Question

Find the equation of the straight line with
Gradient $$0.5$$ passing through $$(4,1)$$

Answer

**step1** Understanding the Problem

The problem asks us to find the "equation" of a straight line. An equation for a line tells us the relationship between any x-coordinate and its corresponding y-coordinate on that line.
We are given two key pieces of information:
1. **Gradient (Slope)**: The gradient is $$0.5$$. This tells us how steep the line is. A gradient of $$0.5$$ means that for every 1 unit we move to the right (increase in x-value), the line goes up by $$0.5$$ units (increase in y-value). We can also think of $$0.5$$ as the fraction $$\frac{1}{2}$$. This means for every 2 units we move to the right, the line goes up by 1 unit.
2. **A Point on the Line**: The line passes through the point $$(4,1)$$. This means when the x-coordinate is $$4$$, the y-coordinate is $$1$$.

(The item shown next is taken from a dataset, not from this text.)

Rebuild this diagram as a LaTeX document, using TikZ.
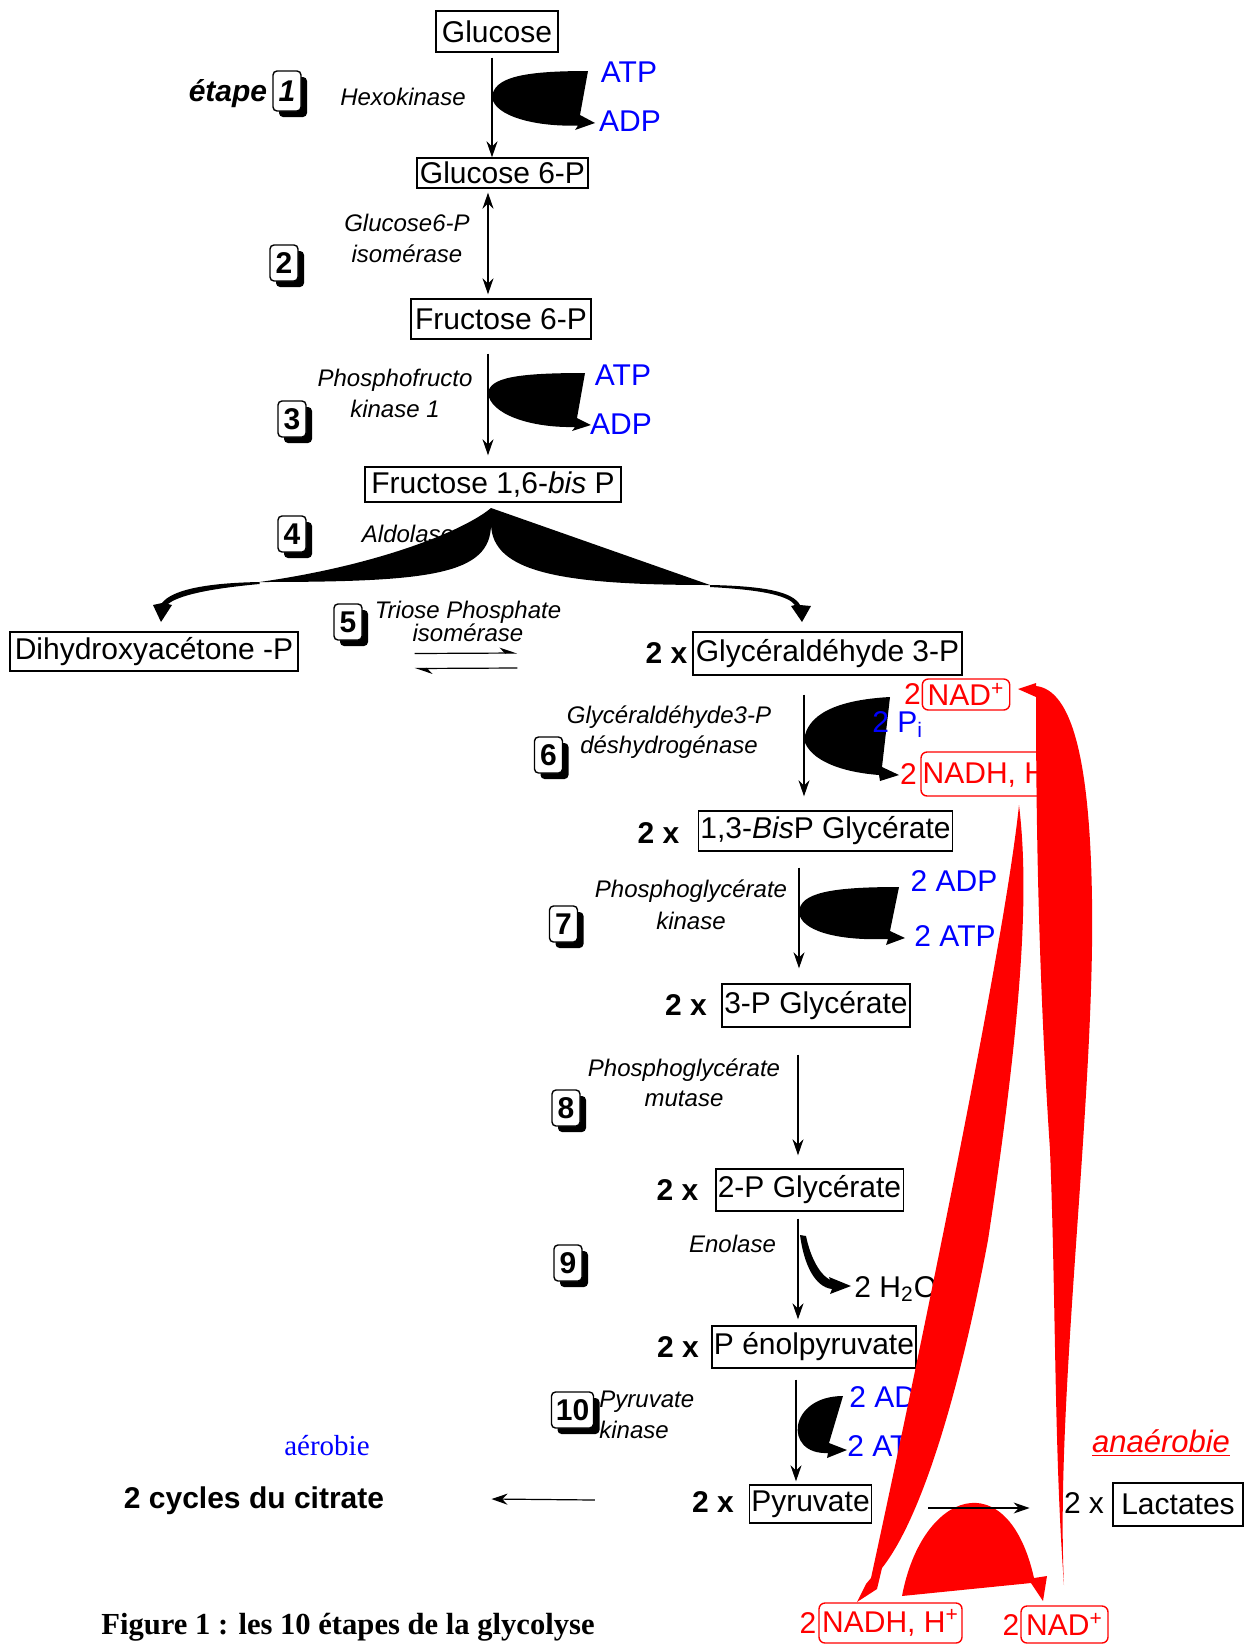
\documentclass[tikz,border=0pt]{standalone}
\usepackage{fontspec}
\setmainfont{Liberation Sans}
\newfontfamily\timesfont{Liberation Serif}
\usetikzlibrary{arrows.meta,calc,shadows}

\begin{document}
\begin{tikzpicture}[x=0.5pt,y=-0.5pt]
        \tikzstyle{every node}=[font=\fontsize{15}{18}\selectfont,inner sep=0pt]
        \tikzstyle{mol}=[draw,line width=0.7pt,inner xsep=1pt]
        \tikzstyle{twox}=[font=\fontsize{15}{18}\selectfont\bfseries]
        \tikzstyle{enz}=[font=\fontsize{12}{15.5}\selectfont\itshape,align=center]
        \tikzstyle{num}=[draw,fill=white,rounded corners=2pt,line width=0.7pt,font=\fontsize{15}{18}\selectfont\bfseries,minimum width=14pt,minimum height=18pt,drop shadow={shadow xshift=3pt,shadow yshift=-3pt,opacity=1,fill=black}]
        \tikzstyle{cof}=[text=blue]
        \tikzstyle{nad}=[draw=red,text=red,rounded corners=3pt,line width=0.7pt]
        \tikzstyle{flow}=[line width=0.6pt,>={Stealth[length=8pt,width=5.5pt]}]
        \useasboundingbox (0,0) rectangle (1254,1644);
        \node[mol,minimum width=61pt,minimum height=20.5pt] (glc) at (497,31.5) {Glucose};
        \node[mol,minimum width=85.5pt,minimum height=15pt] (g6p) at (502.5,173) {Glucose 6-P};
        \node[mol,minimum width=90pt,minimum height=20pt] (f6p) at (501,319) {Fructose 6-P};
        \node[mol,minimum width=128pt,minimum height=17.5pt] (fbp) at (493,484.5) {Fructose 1,6-\textit{bis} P};
        \node[mol,minimum width=144pt,minimum height=19.5pt] (dhap) at (154,651.5) {Dihydroxyacétone -P};
        \node[mol,minimum width=134.5pt,minimum height=21.5pt] (gap) at (827.5,653.5) {Glycéraldéhyde 3-P};
        \node[mol,minimum width=126.5pt,minimum height=20pt] (bpg) at (825.5,831) {1,3-\textit{Bis}P Glycérate};
        \node[mol,minimum width=94pt,minimum height=21.5pt] (pgc) at (816,1005.5) {3-P Glycérate};
        \node[mol,minimum width=92.5pt,minimum height=21pt] (pgb) at (809.5,1190) {2-P Glycérate};
        \node[mol,minimum width=100pt,minimum height=21pt] (pep) at (814,1347) {P énolpyruvate};
        \node[mol,minimum width=61pt,minimum height=19pt] (pyr) at (810.5,1504) {Pyruvate};
        \node[mol,minimum width=65pt,minimum height=21.5pt] (lac) at (1178,1504.5) {Lactates};
        \node[twox] (gapx) at (666.5,653) {2 x};
        \node[twox] (bpgx) at (658.5,833) {2 x};
        \node[twox] (pgcx) at (686,1005) {2 x};
        \node[twox] (pgbx) at (677.5,1190) {2 x};
        \node[twox] (pepx) at (678,1347) {2 x};
        \node[twox] (pyrx) at (713,1502) {2 x};
        \node (lacx) at (1084,1503) {2 x};
        \node[font=\fontsize{15}{18}\selectfont\bfseries\itshape] (etape) at (228,94) {étape};
        \node[num,minimum height=20pt,font=\fontsize{15}{18}\selectfont\bfseries\itshape] (s1) at (287,91) {1};
        \node[num] (s2) at (284,263) {2};
        \node[num] (s3) at (292,419) {3};
        \node[num] (s4) at (292,534) {4};
        \node[num] (s5) at (348,622) {5};
        \node[num] (s6) at (548.5,755) {6};
        \node[num] (s7) at (563.5,924) {7};
        \node[num] (s8) at (566,1108) {8};
        \node[num] (s9) at (568,1263) {9};
        \node[num,minimum width=21pt] (s10) at (572.5,1410) {10};
        \node[enz] (hk) at (403,97) {Hexokinase};
        \node[enz] (pgi) at (407,238.5) {Glucose6-P\\isomérase};
        \node[enz] (pfk) at (395,393) {Phosphofructo\\kinase 1};
        \node[enz,font=\fontsize{12}{11.5}\selectfont\itshape] (tpi) at (468,621) {Triose Phosphate\\isomérase};
        \node[enz,font=\fontsize{12}{15}\selectfont\itshape] (gapdh) at (669,732) {Glycéraldéhyde3-P\\déshydrogénase};
        \node[enz,font=\fontsize{12}{16}\selectfont\itshape] (pgk) at (691,905) {Phosphoglycérate\\kinase};
        \node[enz,font=\fontsize{12}{15}\selectfont\itshape] (pgm) at (684,1083) {Phosphoglycérate\\mutase};
        \node[enz] (eno) at (732.5,1244) {Enolase};
        \node[enz,align=left,anchor=west] (pk) at (599,1415) {Pyruvate\\kinase};
        \node[cof] (atpa) at (629,72) {ATP};
        \node[cof] (adpa) at (630,121) {ADP};
        \node[cof] (atpb) at (623,375) {ATP};
        \node[cof] (adpb) at (621,424) {ADP};
        \node[cof] (adpc) at (954,881) {2 ADP};
        \node[cof] (atpc) at (955,936) {2 ATP};
        \node[cof,anchor=west] (adpd) at (849,1397) {2 ADP};
        \node[cof,anchor=west] (atpd) at (847,1446) {2 ATP};
        \node[anchor=base west] (water) at (854,1297) {2 H\textsubscript{2}O};
        \node[font=\fontsize{15}{18}\selectfont\bfseries] (cyc) at (254,1501) {2 cycles du citrate};
        \node[text=blue,font=\timesfont\fontsize{14.5}{17}\selectfont] (aer) at (327,1446) {aérobie};
        \node[text=red,font=\fontsize{15.5}{18}\selectfont\itshape] (anaer) at (1161,1443) {\underline{anaérobie}};
        \node[font=\timesfont\fontsize{15.3}{18}\selectfont\bfseries] (fig) at (348,1627) {Figure 1 : les 10 étapes de la glycolyse};
        \draw[flow,->] ($(glc.south)+(-5,5)$) -- ($(g6p.north)+(-10.5,0)$);
        \draw[flow,<->] ($(g6p.south)+(-14.5,4)$) -- ($(f6p.north)+(-13,-4)$);
        \draw[flow,->] ($(f6p.south)+(-13,14)$) -- ($(fbp.north)+(-5,-11)$);
        \draw[flow,-{Stealth[length=8pt,width=5.5pt,harpoon]}] ($(dhap.east)+(116,2)$) -- ($(gapx.west)+(-128,0)$);
        \draw[flow,-{Stealth[length=8pt,width=5.5pt,harpoon]}] ($(gapx.west)+(-128,15)$) -- ($(dhap.east)+(116,17)$);
        \draw[flow,->] ($(gap.south)+(-23.5,19)$) -- ($(bpg.north)+(-21.5,-14)$);
        \draw[flow,->] ($(bpg.south)+(-26.5,16)$) -- ($(pgc.north)+(-17,-15)$);
        \draw[flow,->] ($(pgc.south)+(-18,27)$) -- ($(pgb.north)+(-11.5,-13)$);
        \draw[flow,->] ($(pgb.south)+(-11.5,7)$) -- ($(pep.north)+(-16,-6)$);
        \draw[flow,->] ($(pep.south)+(-18,11)$) -- ($(pyr.north)+(-14.5,-3)$);
        \draw[flow,->] ($(pyrx.west)+(-97,-2)$) -- ($(cyc.east)+(107,-2)$);
        \fill (492,97) .. controls (494,78) and (520,71) .. (588,71) -- (580,115) -- (595,123) -- (575,130) -- (578,125.5) .. controls (535,127) and (494,116) .. (492,97) -- cycle;
        \fill (488,393) .. controls (490,378) and (515,373) .. (585,373) -- (577,418) -- (591,425) -- (572,431) -- (575,427) .. controls (530,428) and (490,414) .. (488,393) -- cycle;
        \fill (259.5,582) .. controls (380,565) and (465,530) .. (491,508) -- (710,585) .. controls (560,585) and (492,572) .. (491,524) .. controls (491,575) and (430,582) .. (259.5,582) -- cycle;
        \fill (259.5,582) .. controls (205,583) and (172,590) .. (162,603) -- (153,605) -- (161,622) -- (172,605) -- (168,604) .. controls (178,596) and (205,589) .. (259.5,584) -- cycle;
        \fill (710,585) .. controls (765,586) and (793,592) .. (800,605) -- (811,606) -- (802,622) -- (791,606) -- (795,605) .. controls (788,596) and (765,590) .. (710,587) -- cycle;
        \node[enz] (ald) at (408,534) {Aldolase};
        \fill (804,740) .. controls (807,715) and (835,700) .. (890,697) -- (882,767) -- (899,775) -- (880,781) -- (879,775) .. controls (840,772) and (810,760) .. (804,740) -- cycle;
        \node[cof,anchor=base west] (pi) at (872,732) {2 P\textsubscript{i}};
        \fill (799,912) .. controls (800,893) and (830,887) .. (899,887) -- (890,931) -- (905,938) -- (886,945) -- (888,939) .. controls (835,941) and (800,930) .. (799,912) -- cycle;
        \fill (800,1235) .. controls (804,1265) and (815,1287) .. (832,1289) -- (830,1294) -- (851,1286) -- (829,1277) -- (830,1280) .. controls (818,1273) and (810,1255) .. (806,1236) -- cycle;
        \fill (843,1396) -- (829,1443) -- (847,1450) -- (827,1458) -- (828,1453) .. controls (783,1455) and (788,1396) .. (843,1396) -- cycle;
        \node[text=red] (twoa) at (912.5,694) {2};
        \node[nad,minimum width=43.7pt,minimum height=15.5pt] (nadtop) at (966,694.5) {NAD\textsuperscript{+}};
        \node[text=red] (twob) at (908.5,774) {2};
        \node[nad,minimum width=70pt,minimum height=22pt] (nadhtop) at (991,774) {NADH, H\textsuperscript{+}};
        \node[text=red] (twoc) at (808,1623) {2};
        \node[nad,minimum width=71.5pt,minimum height=20pt] (nadhbot) at (890.5,1623) {NADH, H\textsuperscript{+}};
        \node[text=red] (twod) at (1011,1625) {2};
        \node[nad,minimum width=43.5pt,minimum height=18.5pt] (nadbot) at (1064.5,1624.5) {NAD\textsuperscript{+}};
        \fill[red] (1019,805) .. controls (1028,880) and (1026,990) .. (988,1240) .. controls (958,1400) and (920,1520) .. (882,1568) -- (877,1589) -- (857,1602) -- (866,1584) -- (871,1578) .. controls (914,1380) and (1004,950) .. (1019,805) -- cycle;
        \fill[red] (1064,1585) .. controls (1055,1400) and (1095,1100) .. (1092,900) .. controls (1090,760) and (1072,690) .. (1036,686) -- (1036,683) -- (1018,689) -- (1036,697) .. controls (1036,850) and (1040,1000) .. (1050,1150) .. controls (1056,1300) and (1054,1450) .. (1064,1585) -- cycle;
        \fill[red] (902,1596) .. controls (922,1490) and (1008,1462) .. (1034,1578) -- (1047,1576) -- (1043,1601) -- (1031,1583) -- cycle;
        \draw[flow,->] ($(pyr.east)+(56,4)$) -- ($(lacx.west)+(-34,5)$);
      \end{tikzpicture}
\end{document}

**step2** Finding other points on the line using the gradient

We can use the gradient to find other points that lie on this straight line.
Let's start from the given point $$(4,1)$$.
Since the gradient is $$\frac{1}{2}$$, if we move 2 units to the right on the x-axis (add 2 to the x-coordinate), we must move 1 unit up on the y-axis (add 1 to the y-coordinate).
So, from $$(4,1)$$:
New point 1: $$(4+2, 1+1) = (6,2)$$. This point is on the line.
We can also move in the opposite direction along the line. If we move 2 units to the left on the x-axis (subtract 2 from the x-coordinate), we must move 1 unit down on the y-axis (subtract 1 from the y-coordinate).
So, from $$(4,1)$$:
New point 2: $$(4-2, 1-1) = (2,0)$$. This point is also on the line.
Let's find another point by moving left again from $$(2,0)$$:
New point 3: $$(2-2, 0-1) = (0,-1)$$. This point is also on the line.
The point $$(0,-1)$$ is special because its x-coordinate is $$0$$. This is the point where the line crosses the y-axis.

**step3** Identifying the relationship between x and y coordinates

Now we have several points that lie on the line: $$(0,-1)$$, $$(2,0)$$, $$(4,1)$$, and $$(6,2)$$.
Let's look at the x and y values for each point to find a pattern:
* For $$(0,-1)$$: When x is $$0$$, y is $$-1$$.
* For $$(2,0)$$: When x is $$2$$, y is $$0$$.
* For $$(4,1)$$: When x is $$4$$, y is $$1$$.
* For $$(6,2)$$: When x is $$6$$, y is $$2$$.
We notice that for every increase of 2 in the x-value, the y-value increases by 1. This confirms our gradient of $$\frac{1}{2}$$ or $$0.5$$. This means y increases by half of the amount that x increases.
Let's see if we can find a simple rule connecting x and y:
* Take half of x:
* Half of $$0$$ is $$0$$. To get $$-1$$ (our y-value), we need to subtract $$1$$ from $$0$$. ($$0 - 1 = -1$$)
* Half of $$2$$ is $$1$$. To get $$0$$ (our y-value), we need to subtract $$1$$ from $$1$$. ($$1 - 1 = 0$$)
* Half of $$4$$ is $$2$$. To get $$1$$ (our y-value), we need to subtract $$1$$ from $$2$$. ($$2 - 1 = 1$$)
* Half of $$6$$ is $$3$$. To get $$2$$ (our y-value), we need to subtract $$1$$ from $$3$$. ($$3 - 1 = 2$$)
The pattern is consistent for all points: the y-coordinate is always "half of the x-coordinate, minus 1".

**step4** Formulating the equation

Based on the consistent relationship we found between the x and y coordinates, we can write the equation of the straight line.
If we use 'y' to represent the y-coordinate and 'x' to represent the x-coordinate for any point on the line, the rule can be written as:
$$y = \frac{1}{2}x - 1$$
Or, using the decimal form for the gradient:
$$y = 0.5x - 1$$
This equation describes all the points that lie on the straight line with a gradient of $$0.5$$ and passing through the point $$(4,1)$$.